Return to Innocence
Why is it hard to forgive others? Usually because we believe
that they are 90% to blame for the problem, that I am not as
bad as they are. So I start to carry the load of other
people's actions. If my ego is too hurt, I will have the
sense of correction, of justice: 'I know I am right', 'That
is not fair'. But if I start to forgive from the heart,
sincerely, then this kind of feeling and attitude begins to
dissolve. I remain humble and this forgiveness will bring me
closer to others. Then I do not carry regrets or anger, I
just let go and remain light.
Thinking Right
Everything depends on our thinking. If I think in the right
way I will be light. If I think in a wasteful way I'll be
heavy. Waste thoughts are dangerous. They waste my time.
They allow the past to come alive, then I forget the present
and question the future.
Living Life On The Surface
In an ideal situation, the thoughts that run in my mind,
should be exactly those that I would like and I want. We do
exert this control, that we possess, over our thoughts, but
it is not complete and it is only sometimes. The more we
become completely engrossed in our daily routine, the more
our thoughts tend to become reactions to what goes on
outside us. That's when they go out of control and our
lives move in an unfocused way. As a result things don't
work out as we might have desired. Then we develop a habit
of blaming other people and circumstances, or we justify our
pain by telling ourselves we are not very worthy or powerful
enough. Often, these two inner strategies go together. The
trouble is, both are cover ups, preventing us from going for
a long-term solution.
In this way, we tend to live our lives on a very superficial
level, without taking the time to find the solution to what
is going on wrong inside. Deeper difficulties remain hidden
inside. I move from one scene of life to another - eating,
watching television, studying in college, getting married,
changing jobs, buying a new car or house, etc. without ever
stopping. All these are part of living, but if I make
them my whole and sole, my foundation, it's as if I skate
across the surface of life without being in touch with the
core. As time progresses, an inner shallowness develops.
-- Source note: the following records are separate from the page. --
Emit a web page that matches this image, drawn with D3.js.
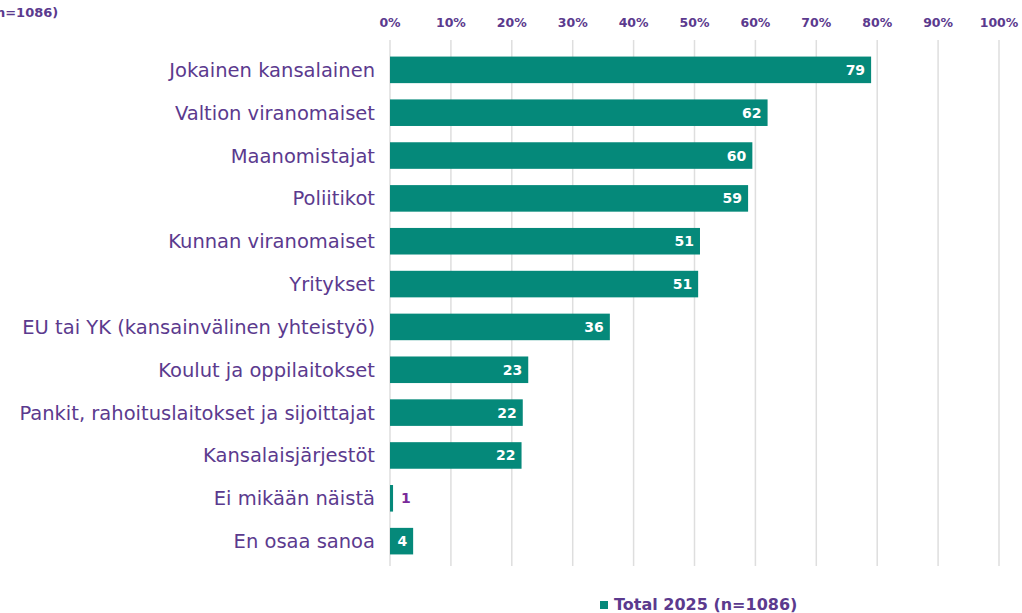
<!DOCTYPE html>
<html>
<head>
<meta charset="utf-8">
<script src="https://cdn.jsdelivr.net/npm/d3@7"></script>
<style>
  body { margin: 0; background: #fff; }
  svg { display: block; font-family: "DejaVu Sans", Verdana, sans-serif; }
</style>
</head>
<body>
<div id="chart"></div>
<script>
// data (bar lengths as drawn, labels are the rounded values)
const categories = [
  'Jokainen kansalainen',
  'Valtion viranomaiset',
  'Maanomistajat',
  'Poliitikot',
  'Kunnan viranomaiset',
  'Yritykset',
  'EU tai YK (kansainvälinen yhteistyö)',
  'Koulut ja oppilaitokset',
  'Pankit, rahoituslaitokset ja sijoittajat',
  'Kansalaisjärjestöt',
  'Ei mikään näistä',
  'En osaa sanoa'
];
const values = [79, 62, 59.5, 58.8, 50.9, 50.6, 36.1, 22.7, 21.8, 21.6, 0.5, 3.8];
const ticks = [0, 10, 20, 30, 40, 50, 60, 70, 80, 90, 100];
const seriesName = 'Total 2025 (n=1086)';

const width = 1022, height = 613;
const teal = '#05897a';
const purple = '#5b3a8e';

const svg = d3.select('#chart')
  .append('svg')
    .attr('width', width)
    .attr('height', height);

const x = d3.scaleLinear().domain([0, 100]).range([390, 999]);
const y = d3.scaleBand().domain(categories).range([48, 563]).paddingInner(0.38).paddingOuter(0.2);

// gridlines
svg.append('g')
  .selectAll('line')
  .data(ticks)
  .join('line')
    .attr('x1', d => x(d)).attr('x2', d => x(d))
    .attr('y1', 40).attr('y2', 566)
    .attr('stroke', '#dedede')
    .attr('stroke-width', 1.5);

// top axis labels
svg.append('g')
  .selectAll('text')
  .data(ticks)
  .join('text')
    .attr('x', d => x(d))
    .attr('y', 27)
    .attr('text-anchor', 'middle')
    .attr('fill', purple)
    .style('font-size', '12.5px')
    .style('font-weight', '600')
    .text(d => d + '%');

// bars
const rows = categories.map((c, i) => ({ cat: c, val: values[i] }));

svg.append('g')
  .selectAll('rect')
  .data(rows)
  .join('rect')
    .attr('x', x(0))
    .attr('y', d => y(d.cat))
    .attr('width', d => x(d.val) - x(0))
    .attr('height', y.bandwidth())
    .attr('fill', teal);

// value labels
svg.append('g')
  .selectAll('text')
  .data(rows)
  .join('text')
    .attr('x', d => d.val < 3 ? x(d.val) + 8 : x(d.val) - 6)
    .attr('y', d => y(d.cat) + y.bandwidth() / 2)
    .attr('dy', '0.36em')
    .attr('text-anchor', d => d.val < 3 ? 'start' : 'end')
    .attr('fill', d => d.val < 3 ? '#7a2a9a' : '#fff')
    .style('font-size', '14px')
    .style('font-weight', '600')
    .text(d => Math.round(d.val));

// category labels
svg.append('g')
  .selectAll('text')
  .data(rows)
  .join('text')
    .attr('x', 375)
    .attr('y', d => y(d.cat) + y.bandwidth() / 2)
    .attr('dy', '0.36em')
    .attr('text-anchor', 'end')
    .attr('fill', purple)
    .style('font-size', '19.5px')
    .text(d => d.cat);

// cut-off note at top left
svg.append('text')
  .attr('x', -10)
  .attr('y', 17)
  .attr('fill', purple)
  .style('font-size', '13px')
  .style('font-weight', 'bold')
  .text('(n=1086)');

// legend
const lg = svg.append('g').attr('transform', 'translate(600,610)');
lg.append('rect')
  .attr('x', 0).attr('y', -9)
  .attr('width', 8).attr('height', 8)
  .attr('fill', teal);
lg.append('text')
  .attr('x', 14)
  .attr('y', 0)
  .attr('fill', purple)
  .style('font-size', '16px')
  .style('font-weight', 'bold')
  .text(seriesName);
</script>
</body>
</html>
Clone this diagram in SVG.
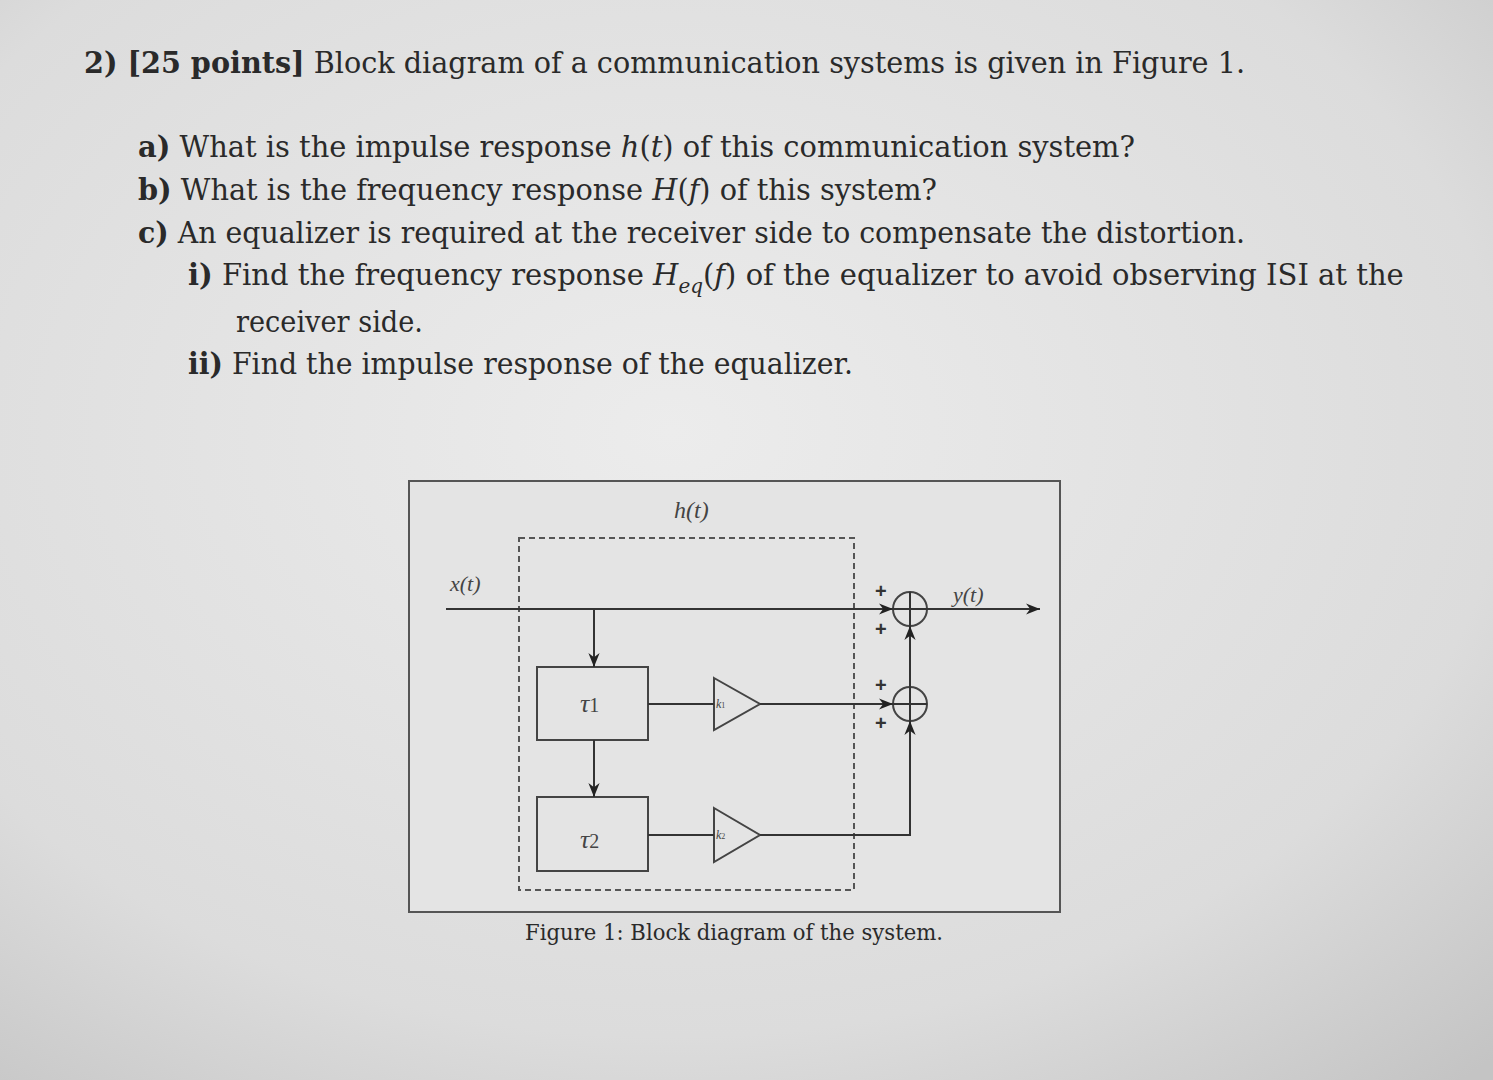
<svg xmlns="http://www.w3.org/2000/svg" width="1493" height="1080" viewBox="0 0 1493 1080">
<defs>
<radialGradient id="bg" cx="0.45" cy="0.4" r="0.8">
<stop offset="0" stop-color="#ececec"/><stop offset="0.7" stop-color="#dcdcdc"/><stop offset="1" stop-color="#c4c4c4"/>
</radialGradient>
<marker id="ar" viewBox="0 0 10 10" refX="10" refY="5" markerWidth="14" markerHeight="14" orient="auto" markerUnits="userSpaceOnUse">
<path d="M0,1 L10,5 L0,9 L3,5 Z" fill="#222"/>
</marker>
<style>
.t{font-family:"DejaVu Serif","Liberation Serif",serif;font-size:29px;fill:#2a2a2a}
.b{font-weight:bold}
.m{font-family:"Liberation Serif",serif;font-style:italic;fill:#444}
.ln{stroke:#333;stroke-width:2;fill:none}
.bx{stroke:#444;stroke-width:2;fill:none}
</style>
</defs>
<rect width="1493" height="1080" fill="url(#bg)"/>
<g id="text">
<text class="t" x="84" y="73" textLength="1161" lengthAdjust="spacingAndGlyphs"><tspan class="b">2) [25 points]</tspan> Block diagram of a communication systems is given in Figure 1.</text>
<text class="t" x="138" y="157" textLength="997" lengthAdjust="spacingAndGlyphs"><tspan class="b">a)</tspan> What is the impulse response <tspan font-style="italic">h</tspan>(<tspan font-style="italic">t</tspan>) of this communication system?</text>
<text class="t" x="138" y="200" textLength="799" lengthAdjust="spacingAndGlyphs"><tspan class="b">b)</tspan> What is the frequency response <tspan font-style="italic">H</tspan>(<tspan font-style="italic">f</tspan>) of this system?</text>
<text class="t" x="138" y="243" textLength="1107" lengthAdjust="spacingAndGlyphs"><tspan class="b">c)</tspan> An equalizer is required at the receiver side to compensate the distortion.</text>
<text class="t" x="188" y="285"><tspan class="b">i)</tspan> Find the frequency response <tspan font-style="italic">H</tspan><tspan font-style="italic" font-size="20" dy="8">eq</tspan><tspan dy="-8">(</tspan><tspan font-style="italic">f</tspan>) of the equalizer to avoid observing ISI at the</text>
<text class="t" x="236" y="332" textLength="187" lengthAdjust="spacingAndGlyphs">receiver side.</text>
<text class="t" x="188" y="374" textLength="665" lengthAdjust="spacingAndGlyphs"><tspan class="b">ii)</tspan> Find the impulse response of the equalizer.</text>
</g>
<rect x="409" y="481" width="651" height="431" fill="#e4e4e4" stroke="#555" stroke-width="2"/>
<rect id="hbox" x="519" y="538" width="335" height="352" fill="none" stroke="#555" stroke-width="2" stroke-dasharray="6,4"/>
<text class="m" x="674" y="518" font-size="24">h(t)</text>
<text class="m" x="450" y="591" font-size="22">x(t)</text>
<text class="m" x="953" y="602" font-size="22">y(t)</text>
<g id="T1"><rect class="bx" x="537" y="667" width="111" height="73"/><text class="m" x="580" y="712" font-size="26">τ<tspan font-style="normal" font-size="20">1</tspan></text></g>
<g id="T2"><rect class="bx" x="537" y="797" width="111" height="74"/><text class="m" x="580" y="848" font-size="26">τ<tspan font-style="normal" font-size="20">2</tspan></text></g>
<g id="k1"><path class="bx" d="M714,678 L760,704 L714,730 Z"/><text class="m" x="716" y="708" font-size="12">k<tspan font-style="normal" font-size="8">1</tspan></text></g>
<g id="k2"><path class="bx" d="M714,808 L760,835 L714,862 Z"/><text class="m" x="716" y="839" font-size="12">k<tspan font-style="normal" font-size="8">2</tspan></text></g>
<g id="sum1"><circle class="bx" cx="910" cy="609" r="17"/><path class="ln" d="M893,609 H927 M910,592 V626"/></g>
<g id="sum2"><circle class="bx" cx="910" cy="704" r="17"/><path class="ln" d="M893,704 H927 M910,687 V721"/></g>
<g id="signs" font-family="Liberation Sans,sans-serif" font-weight="bold" font-size="20" fill="#333">
<text x="875" y="598">+</text><text x="875" y="636">+</text>
<text x="875" y="692">+</text><text x="875" y="730">+</text>
</g>
<g id="connectors">
<path class="ln" d="M446,609 H893" marker-end="url(#ar)"/>
<path class="ln" d="M927,609 H1040" marker-end="url(#ar)"/>
<path class="ln" d="M594,609 V667" marker-end="url(#ar)"/>
<path class="ln" d="M594,740 V797" marker-end="url(#ar)"/>
<path class="ln" d="M648,704 H714"/>
<path class="ln" d="M648,835 H714"/>
<path class="ln" d="M760,704 H893" marker-end="url(#ar)"/>
<path class="ln" d="M760,835 H910 V721" marker-end="url(#ar)"/>
<path class="ln" d="M910,687 V626" marker-end="url(#ar)"/>
</g>
<text x="525" y="940" font-family="DejaVu Serif,serif" font-size="22" fill="#2a2a2a" textLength="418" lengthAdjust="spacingAndGlyphs">Figure 1: Block diagram of the system.</text>
</svg>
Then the feeling keeps growing inside that 'there must be
more to life than this'. I then, find that my relationships
are not working out as I would have hoped and they are
lacking in depth.
Soul Sustenance
Understanding Attachment
Entertainment industries publicize the illusion (false
belief) that in order to be happy we must acquire "things"
and form relationships of attachment to them; that in order
to find love we must possess or be attached to the other
person. This confusion between love and attachment has
entered into all our relationships in a number of ways.
To our conditioned minds it appears to be a contradiction
(error), but it is a basic spiritual truth - to be loving it
is necessary to be detached. Attachment is the root of fear
and fear and love cannot exist together just as day and
night, winter and summer cannot. The idea and the practice
of detachment are found in almost all the paths of wisdom,
over the centuries. This is so because attachment is one of
the deepest habits that we learn to develop, and we do not
realize that anything we attach ourselves to turns into a
trap for our consciousness, for the self, the being. We know
we are attached when we begin to think about someone or
something when they are not present and there is no need to
think about them. Our mental energy exhausts itself and we
have the sensation that we lack control over our thoughts
and feelings.
Each time that we automatically cling (hold on) to
something, we invoke (call for or attract) the presence of
fear - whether it be of people, position, power, money or
even opinion, any form of attachment means that we will fear
harm or loss. Fear takes on many faces (worry, anxiety, and
tension); it prevents our spiritual growth and frightens us
away from or blocks us from love.
Message for the day
The biggest gift is the gift of virtues.
Expression:
Throughout the day, each individual is involved in a series
of activities. A simple thought to give the gift of virtues
makes even ordinary actions special. Each act becomes
special and the fragrance of this specialty spreads around
and touches the lives of others too. Such an individual is
able to contribute to every task with his own specialty and
bring success in the task too.
Experience:
When I am able to express and give the gift of my virtues, I
am able to attain satisfaction with whatever I get to do.
This satisfaction brings in me the inner urge to contribute
some more. I achieve success outwardly too since I have
actually been able to experience inner success. My relations
with others are also harmonious and whatever task I do along
with the others brings a productive result.